The Solitaire, a distant cousin of the Mauritian Dodo, has disappeared a long time back. Birds which can be found in Rodrigues are, amongst others, the fruit-eating bat, the warbler and the “foude”. On Ile aux Cocos and Ile aux Sables live the white seagull, the gannet and the beautiful “oiseau la vierge”.


The Rodriguan economy relies mainly on:
  • agriculture (maize, sweet potatoes, cassava, chillies, lemons,…),
  • fishing, and
  • husbandry (cattle, sheep, goat, pig, poultry).
Tourism is also being developed in the island.


A bus network links various parts of the island, however, there is no regular schedule. Cars, jeeps, 4 x 4, motorcycles and bicycles can be rented. Please note that driving is on the left and that the only filling station is located in Port Mathurin.

How to get there?

By air
Air Mauritius is the only airline to operate on this route and has two scheduled daily flights. However, during the peak season, up to five flights can be scheduled.

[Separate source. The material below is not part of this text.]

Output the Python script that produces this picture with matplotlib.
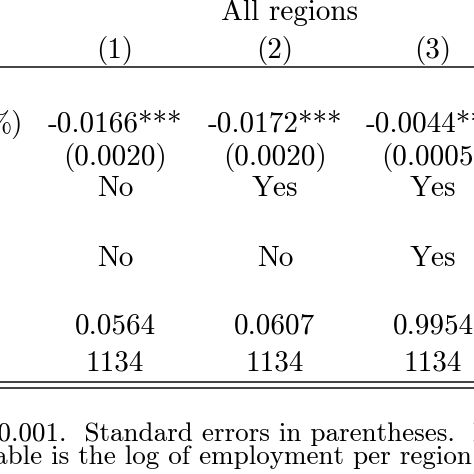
import matplotlib.pyplot as plt

plt.rcParams['font.family'] = ['cmr10', 'DejaVu Serif']
plt.rcParams['mathtext.fontset'] = 'cm'

header = "All regions"
col_labels = ["(1)", "(2)", "(3)"]
coefs = ["-0.0166***", "-0.0172***", "-0.0044***"]
ses = ["(0.0020)", "(0.0020)", "(0.0005)"]
fe1 = ["No", "Yes", "Yes"]
fe2 = ["No", "No", "Yes"]
r2 = ["0.0564", "0.0607", "0.9954"]
nobs = ["1134", "1134", "1134"]
row_label = "%)"
note1 = "<0.001.  Standard errors in parentheses.  Each"
note2 = "able is the log of employment per region."

fig = plt.figure(figsize=(4.74, 4.74), dpi=100)
ax = fig.add_axes([0, 0, 1, 1])
ax.set_xlim(0, 474)
ax.set_ylim(474, 0)
ax.axis("off")

xs = [115, 275, 433]
fs = 21

ax.text(290, 13, header, ha="center", va="center", fontsize=fs)
rows = [(50, col_labels), (124, coefs), (157, ses), (189, fe1),
        (259, fe2), (326, r2), (363, nobs)]
for y, vals in rows:
    for x, v in zip(xs, vals):
        ax.text(x, y, v, ha="center", va="center", fontsize=fs)

ax.text(-13, 124, row_label, ha="left", va="center", fontsize=fs)

ax.axhline(67, color="#333333", lw=1.3)
ax.axhline(382, color="#333333", lw=1.3)
ax.axhline(388, color="#333333", lw=1.3)

ax.text(-10, 434, note1, ha="left", va="center", fontsize=19.5)
ax.text(-6, 457, note2, ha="left", va="center", fontsize=19.5)

fig.savefig("out.png", dpi=100)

For the time being, Plaine Corail Airport, built in the 70s, can only accommodate small airplanes like the ATR42. Plans for its extension are being readied.
By sea
Mauritius Pride, a mixed passenger and cargo ship, serves Rodrigues. It has a seating capacity of 248 but can accommodate 16 additional passengers in 8 cabins.
It takes some 30 hours to link the island to the mainland.


Products ranging from hats to baskets and bags, from trays to place mats, are made with various leaves or fibres (pandanus, aloe, raffia, and bamboo).
models, fancy jewellery made with coconut shell, dried flowers are typical products of Rodriguan handicraft.

Local products

Smoked ham, sausages, prawns, dried octopus, honey, pickled chillies and lemons are worth taking back.

Music and dance

Rodriguan culture has strong African, Malagasy and European strains. Typical instruments include the diatonic accordion, the “triangle”, the “bobre”, and the “tambour”. Scottish (or Cotis), Polka, Mazok (or Mazurka), Quadrille and Séga Tambour are local dances which Rodriguans love performing.